Quattrochi agrees that ICON is not intended to be a substitute for face-to-face class time, and said, in fact, it enhances the quality of class time, by energizing a student-faculty synergy and ensuring that students are thinking about the subject between meetings.

“When you get students continuing to work on a case through spring break, it’s got to be working,” Quattrochi said.

Dean for Medical Education Daniel Lowenstein, the Carl W. Walter Professor of Neurology and Medical Education, said ICON fits in with the Medical School’s broader mission of improving medical education. He said the use of real people posing as characters helps ICON lend a real-life aspect to case-based teaching.

“By being able to have real people play the role of the characters of the case, it comes much closer to bringing life to the problem,” Lowenstein said.

ICON isn’t without its drawbacks, however, as the faculty involvement puts additional demands on already scarce time. But Quattrochi said he believes the energy, excitement, productivity, and learning that results for the students is worth it.

“ICON fosters a team approach to problem solving, with students engaging in active collaboration rather than competition,” said Arif Nathoo, a second-year medical student who helped bring ICON to HMS.

ICON, described in the March 2002 issue of the Journal of Science Education and Technology, was developed starting two years ago and first went into practice in 2000-01 with undergraduates in the MBB tutorial curriculum. This year ICON was also used for eight medical students of the Francis Weld Peabody Society enrolled in the Human Nervous System and Behavior tutorial led by Quattrochi.

What’s groundbreaking about ICON, Quattrochi said, is that it is driven by the student, not by fancy graphics and software tools. The software is in the background and the collaborative relationship between students and faculty working on the case is in the spotlight. It’s through the students’ desire to learn and faculty facilitating that desire with appropriate character roles and current relevant resources, that the transfer of knowledge takes place.

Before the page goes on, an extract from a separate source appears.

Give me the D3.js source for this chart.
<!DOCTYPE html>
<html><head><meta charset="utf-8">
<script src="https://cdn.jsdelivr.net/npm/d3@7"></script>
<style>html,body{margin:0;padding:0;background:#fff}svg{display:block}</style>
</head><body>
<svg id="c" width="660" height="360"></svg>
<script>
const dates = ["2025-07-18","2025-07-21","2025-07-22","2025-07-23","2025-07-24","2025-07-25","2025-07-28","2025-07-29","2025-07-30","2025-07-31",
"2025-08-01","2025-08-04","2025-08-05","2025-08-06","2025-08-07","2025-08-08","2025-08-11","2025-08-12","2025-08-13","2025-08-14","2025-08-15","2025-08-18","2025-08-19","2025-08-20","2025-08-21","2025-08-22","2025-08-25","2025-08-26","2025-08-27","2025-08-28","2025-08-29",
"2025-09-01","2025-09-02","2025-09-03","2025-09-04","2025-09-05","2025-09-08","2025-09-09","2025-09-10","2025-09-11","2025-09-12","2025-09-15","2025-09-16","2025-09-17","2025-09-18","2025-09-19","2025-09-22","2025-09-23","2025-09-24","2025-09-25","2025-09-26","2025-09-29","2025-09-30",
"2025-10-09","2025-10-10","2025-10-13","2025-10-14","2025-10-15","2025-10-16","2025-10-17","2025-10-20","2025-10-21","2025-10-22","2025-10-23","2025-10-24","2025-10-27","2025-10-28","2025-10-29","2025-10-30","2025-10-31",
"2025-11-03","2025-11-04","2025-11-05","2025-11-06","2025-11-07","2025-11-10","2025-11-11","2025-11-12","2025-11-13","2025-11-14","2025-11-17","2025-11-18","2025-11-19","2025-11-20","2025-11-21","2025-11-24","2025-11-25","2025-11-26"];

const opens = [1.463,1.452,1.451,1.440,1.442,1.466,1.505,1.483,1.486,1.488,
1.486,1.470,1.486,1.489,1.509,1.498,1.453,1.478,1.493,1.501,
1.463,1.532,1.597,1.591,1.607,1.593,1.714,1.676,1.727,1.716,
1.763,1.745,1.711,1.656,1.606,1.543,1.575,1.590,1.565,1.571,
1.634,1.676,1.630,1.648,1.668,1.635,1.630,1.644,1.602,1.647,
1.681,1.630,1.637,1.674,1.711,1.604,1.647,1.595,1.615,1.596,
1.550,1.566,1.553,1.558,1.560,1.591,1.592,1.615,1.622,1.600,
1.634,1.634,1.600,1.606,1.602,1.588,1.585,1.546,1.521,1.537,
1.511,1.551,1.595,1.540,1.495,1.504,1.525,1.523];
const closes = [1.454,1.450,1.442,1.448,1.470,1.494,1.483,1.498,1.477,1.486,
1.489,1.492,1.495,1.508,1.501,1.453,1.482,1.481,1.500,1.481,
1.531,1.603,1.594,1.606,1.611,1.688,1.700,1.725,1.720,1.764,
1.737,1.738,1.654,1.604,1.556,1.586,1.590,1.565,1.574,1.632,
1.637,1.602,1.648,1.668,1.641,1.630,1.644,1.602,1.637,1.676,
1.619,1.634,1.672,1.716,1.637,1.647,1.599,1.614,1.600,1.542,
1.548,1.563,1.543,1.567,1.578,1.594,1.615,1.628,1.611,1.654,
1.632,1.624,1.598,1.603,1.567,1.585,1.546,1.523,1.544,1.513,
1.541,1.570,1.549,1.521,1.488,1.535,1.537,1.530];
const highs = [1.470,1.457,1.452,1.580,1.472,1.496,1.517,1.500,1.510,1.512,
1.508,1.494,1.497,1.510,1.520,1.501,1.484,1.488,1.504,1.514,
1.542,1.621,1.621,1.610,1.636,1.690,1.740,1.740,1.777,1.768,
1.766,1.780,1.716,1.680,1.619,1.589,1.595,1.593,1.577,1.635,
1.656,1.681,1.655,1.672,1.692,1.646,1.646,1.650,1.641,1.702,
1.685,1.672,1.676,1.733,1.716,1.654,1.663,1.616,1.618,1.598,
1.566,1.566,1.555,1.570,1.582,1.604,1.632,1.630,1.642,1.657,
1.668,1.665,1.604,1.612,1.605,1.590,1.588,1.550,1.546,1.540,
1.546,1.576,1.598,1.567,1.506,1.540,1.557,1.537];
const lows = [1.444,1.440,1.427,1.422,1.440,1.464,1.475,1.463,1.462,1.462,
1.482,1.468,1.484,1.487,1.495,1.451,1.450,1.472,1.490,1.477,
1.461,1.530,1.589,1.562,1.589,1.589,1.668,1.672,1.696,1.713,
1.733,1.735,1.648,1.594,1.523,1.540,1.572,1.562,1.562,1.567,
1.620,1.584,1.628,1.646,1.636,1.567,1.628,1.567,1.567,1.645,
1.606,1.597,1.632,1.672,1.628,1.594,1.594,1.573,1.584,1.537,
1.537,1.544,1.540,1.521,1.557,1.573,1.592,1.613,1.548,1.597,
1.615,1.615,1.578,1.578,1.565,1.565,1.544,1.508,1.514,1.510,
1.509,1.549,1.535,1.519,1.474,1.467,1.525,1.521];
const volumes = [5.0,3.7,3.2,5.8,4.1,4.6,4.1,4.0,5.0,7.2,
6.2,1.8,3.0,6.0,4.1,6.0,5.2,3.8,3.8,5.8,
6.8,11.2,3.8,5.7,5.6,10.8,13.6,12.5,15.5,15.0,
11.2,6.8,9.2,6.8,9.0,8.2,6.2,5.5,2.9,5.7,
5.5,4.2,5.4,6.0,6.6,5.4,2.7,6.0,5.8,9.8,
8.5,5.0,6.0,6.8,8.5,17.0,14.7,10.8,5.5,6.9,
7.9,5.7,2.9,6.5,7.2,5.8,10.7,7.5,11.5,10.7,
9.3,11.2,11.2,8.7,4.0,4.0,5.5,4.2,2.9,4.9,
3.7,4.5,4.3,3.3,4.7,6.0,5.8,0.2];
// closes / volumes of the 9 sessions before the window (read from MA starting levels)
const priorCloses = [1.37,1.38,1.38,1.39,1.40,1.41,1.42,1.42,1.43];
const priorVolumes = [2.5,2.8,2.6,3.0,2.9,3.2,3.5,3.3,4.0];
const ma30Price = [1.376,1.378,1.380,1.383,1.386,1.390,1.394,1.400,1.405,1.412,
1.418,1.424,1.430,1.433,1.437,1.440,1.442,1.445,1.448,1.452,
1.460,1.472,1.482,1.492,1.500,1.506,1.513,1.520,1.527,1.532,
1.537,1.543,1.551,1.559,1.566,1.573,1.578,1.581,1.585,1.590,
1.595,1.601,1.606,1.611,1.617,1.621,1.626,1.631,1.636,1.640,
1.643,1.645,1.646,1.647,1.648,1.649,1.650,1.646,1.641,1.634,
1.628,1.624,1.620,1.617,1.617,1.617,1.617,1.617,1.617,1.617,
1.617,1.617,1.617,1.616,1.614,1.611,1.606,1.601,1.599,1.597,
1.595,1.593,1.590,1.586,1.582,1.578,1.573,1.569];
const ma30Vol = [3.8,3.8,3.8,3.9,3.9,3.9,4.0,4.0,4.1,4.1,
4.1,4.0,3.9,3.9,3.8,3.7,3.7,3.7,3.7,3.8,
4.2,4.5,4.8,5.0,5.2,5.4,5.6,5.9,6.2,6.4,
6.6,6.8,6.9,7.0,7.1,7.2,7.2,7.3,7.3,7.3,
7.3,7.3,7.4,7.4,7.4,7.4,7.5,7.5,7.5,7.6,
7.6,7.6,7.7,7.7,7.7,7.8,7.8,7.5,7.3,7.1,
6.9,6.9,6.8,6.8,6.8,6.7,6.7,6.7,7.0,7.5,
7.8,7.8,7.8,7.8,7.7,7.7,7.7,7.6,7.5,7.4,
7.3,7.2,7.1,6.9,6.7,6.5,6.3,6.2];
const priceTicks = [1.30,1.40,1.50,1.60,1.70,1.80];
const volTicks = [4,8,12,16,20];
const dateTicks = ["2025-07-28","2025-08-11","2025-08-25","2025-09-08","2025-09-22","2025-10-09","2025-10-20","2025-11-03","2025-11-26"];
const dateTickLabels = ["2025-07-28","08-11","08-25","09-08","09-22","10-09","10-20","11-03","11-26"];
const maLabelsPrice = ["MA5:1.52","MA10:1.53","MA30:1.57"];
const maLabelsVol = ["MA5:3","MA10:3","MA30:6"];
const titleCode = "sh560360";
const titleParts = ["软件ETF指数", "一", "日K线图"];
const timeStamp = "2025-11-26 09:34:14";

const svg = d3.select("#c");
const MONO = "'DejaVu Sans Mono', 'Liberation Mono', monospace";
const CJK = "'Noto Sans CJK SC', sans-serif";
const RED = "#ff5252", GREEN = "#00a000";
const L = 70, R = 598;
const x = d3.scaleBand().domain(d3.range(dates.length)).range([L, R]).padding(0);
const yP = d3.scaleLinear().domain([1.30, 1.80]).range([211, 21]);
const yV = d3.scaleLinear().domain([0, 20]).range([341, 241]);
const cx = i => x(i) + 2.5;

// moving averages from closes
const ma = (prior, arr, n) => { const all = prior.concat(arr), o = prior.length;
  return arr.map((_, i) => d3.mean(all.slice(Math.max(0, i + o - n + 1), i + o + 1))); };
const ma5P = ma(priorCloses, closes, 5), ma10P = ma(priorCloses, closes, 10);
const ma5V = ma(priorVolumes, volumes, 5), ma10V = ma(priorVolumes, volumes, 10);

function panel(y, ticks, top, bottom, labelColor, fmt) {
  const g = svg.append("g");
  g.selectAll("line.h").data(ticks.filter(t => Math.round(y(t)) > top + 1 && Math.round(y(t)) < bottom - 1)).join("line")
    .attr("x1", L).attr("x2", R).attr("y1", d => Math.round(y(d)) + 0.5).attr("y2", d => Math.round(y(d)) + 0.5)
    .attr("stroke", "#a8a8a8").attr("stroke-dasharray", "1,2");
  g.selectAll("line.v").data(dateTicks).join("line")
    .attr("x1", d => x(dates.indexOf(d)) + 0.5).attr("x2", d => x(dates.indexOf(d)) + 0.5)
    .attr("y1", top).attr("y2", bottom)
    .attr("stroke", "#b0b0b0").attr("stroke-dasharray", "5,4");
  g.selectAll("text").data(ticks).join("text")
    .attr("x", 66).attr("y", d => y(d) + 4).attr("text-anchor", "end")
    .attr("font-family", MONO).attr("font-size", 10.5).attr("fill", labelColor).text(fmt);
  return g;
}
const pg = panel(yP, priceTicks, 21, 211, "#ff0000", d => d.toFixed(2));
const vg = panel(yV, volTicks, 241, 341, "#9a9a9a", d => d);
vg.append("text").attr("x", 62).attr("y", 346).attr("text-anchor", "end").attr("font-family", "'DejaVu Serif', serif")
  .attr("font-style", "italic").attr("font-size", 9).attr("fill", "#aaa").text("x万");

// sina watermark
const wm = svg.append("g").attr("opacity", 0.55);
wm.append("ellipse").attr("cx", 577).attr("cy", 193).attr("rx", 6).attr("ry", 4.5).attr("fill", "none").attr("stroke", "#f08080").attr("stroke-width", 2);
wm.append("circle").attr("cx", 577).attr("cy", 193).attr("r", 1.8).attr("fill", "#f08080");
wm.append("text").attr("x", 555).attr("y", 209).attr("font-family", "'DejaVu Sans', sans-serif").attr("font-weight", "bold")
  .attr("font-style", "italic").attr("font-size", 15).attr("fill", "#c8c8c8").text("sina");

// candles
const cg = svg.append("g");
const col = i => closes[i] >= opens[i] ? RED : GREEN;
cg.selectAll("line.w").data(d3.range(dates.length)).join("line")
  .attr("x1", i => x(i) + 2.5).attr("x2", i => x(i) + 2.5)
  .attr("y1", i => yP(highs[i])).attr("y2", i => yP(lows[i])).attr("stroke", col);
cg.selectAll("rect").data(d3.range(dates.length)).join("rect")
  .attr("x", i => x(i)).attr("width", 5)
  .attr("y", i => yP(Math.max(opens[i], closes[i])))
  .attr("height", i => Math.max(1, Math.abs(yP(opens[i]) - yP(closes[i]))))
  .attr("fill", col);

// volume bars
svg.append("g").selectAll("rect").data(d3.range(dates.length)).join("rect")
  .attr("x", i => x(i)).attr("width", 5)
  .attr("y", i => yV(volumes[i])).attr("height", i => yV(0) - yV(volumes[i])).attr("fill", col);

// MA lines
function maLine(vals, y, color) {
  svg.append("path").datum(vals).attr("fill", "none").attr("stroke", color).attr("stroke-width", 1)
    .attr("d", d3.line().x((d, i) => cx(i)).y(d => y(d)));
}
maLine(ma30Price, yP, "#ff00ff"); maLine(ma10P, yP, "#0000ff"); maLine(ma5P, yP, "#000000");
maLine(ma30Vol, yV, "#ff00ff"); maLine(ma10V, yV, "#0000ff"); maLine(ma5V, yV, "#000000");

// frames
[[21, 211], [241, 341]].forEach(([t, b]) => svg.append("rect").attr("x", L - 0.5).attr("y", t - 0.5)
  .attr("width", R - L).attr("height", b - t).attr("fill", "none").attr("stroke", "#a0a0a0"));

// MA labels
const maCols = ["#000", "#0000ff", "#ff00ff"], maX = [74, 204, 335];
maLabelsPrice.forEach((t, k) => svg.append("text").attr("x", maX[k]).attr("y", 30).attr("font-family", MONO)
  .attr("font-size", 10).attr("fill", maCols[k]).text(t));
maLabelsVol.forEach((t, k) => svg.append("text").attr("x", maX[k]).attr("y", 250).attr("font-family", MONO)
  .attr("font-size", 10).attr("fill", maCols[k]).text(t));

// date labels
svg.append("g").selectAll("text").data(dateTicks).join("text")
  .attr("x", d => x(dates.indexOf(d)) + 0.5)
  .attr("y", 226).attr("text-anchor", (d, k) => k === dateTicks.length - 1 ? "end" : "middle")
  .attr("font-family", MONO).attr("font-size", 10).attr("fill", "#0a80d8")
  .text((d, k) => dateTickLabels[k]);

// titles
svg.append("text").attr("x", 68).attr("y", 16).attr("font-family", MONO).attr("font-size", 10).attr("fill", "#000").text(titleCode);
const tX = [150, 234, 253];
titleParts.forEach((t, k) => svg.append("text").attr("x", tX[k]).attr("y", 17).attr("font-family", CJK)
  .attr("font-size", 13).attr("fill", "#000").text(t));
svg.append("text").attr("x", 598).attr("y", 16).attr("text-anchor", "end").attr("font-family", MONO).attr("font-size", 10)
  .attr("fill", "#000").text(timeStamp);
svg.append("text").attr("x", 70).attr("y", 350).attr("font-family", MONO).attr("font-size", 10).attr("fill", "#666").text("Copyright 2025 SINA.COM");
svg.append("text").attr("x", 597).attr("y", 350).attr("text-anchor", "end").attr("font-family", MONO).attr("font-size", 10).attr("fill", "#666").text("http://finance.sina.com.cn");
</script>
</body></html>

“ICON is student-driven, it’s not content-driven,” Quattrochi said. “This is a way to have a collaborative learning environment where students interact among themselves with the active participation of the faculty. It has revitalized a student-faculty synergy in learning.”

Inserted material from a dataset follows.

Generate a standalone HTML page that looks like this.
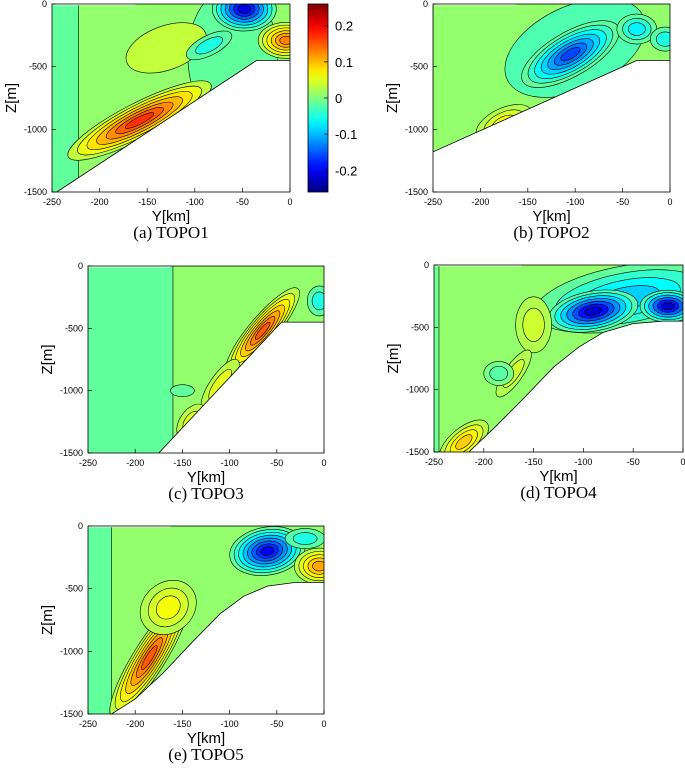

There are risks to this kind of collaborative online community, however: it might not work.

Being student-driven, the learning that results from making progress in the cases is dependent on the active participation of the students – discussing hypotheses, formulating diagnosis, and interacting with the characters in the case.

“A community of practice has its own group dynamic and has to jell,” Quattrochi said. “Students could resolve not to interact and do absolutely nothing and force me to put up all important information and transform it into a typical content-driven course. It’s a true synergy. If the faculty drops the ball, it dies. If the students drop the ball, it dies.”

Quattrochi, Lester, and Nathoo are already making plans for next year. They’re considering adding another component that would enhance the realism even further by making ICON patient-driven rather than student-driven. That would mean rather than the cases progressing as students figure things out, the case and its characters would move at their own pace. New characters will be introduced, such as nurses, physical therapists, social workers, emergency medical technicians, and managed care providers. The virtual patients could even page the students as new information develops.

ICON is potentially useful in other courses, but Quattrochi said it’s important for faculty to realize that ICON is more a new learning approach than a set of new software tools. While the software enables the collaboration that jells around the case, without the input from faculty, the software is useless.

“What ICON does is shine a bright light on the learning dynamics of a team of faculty and students,” Quattrochi said.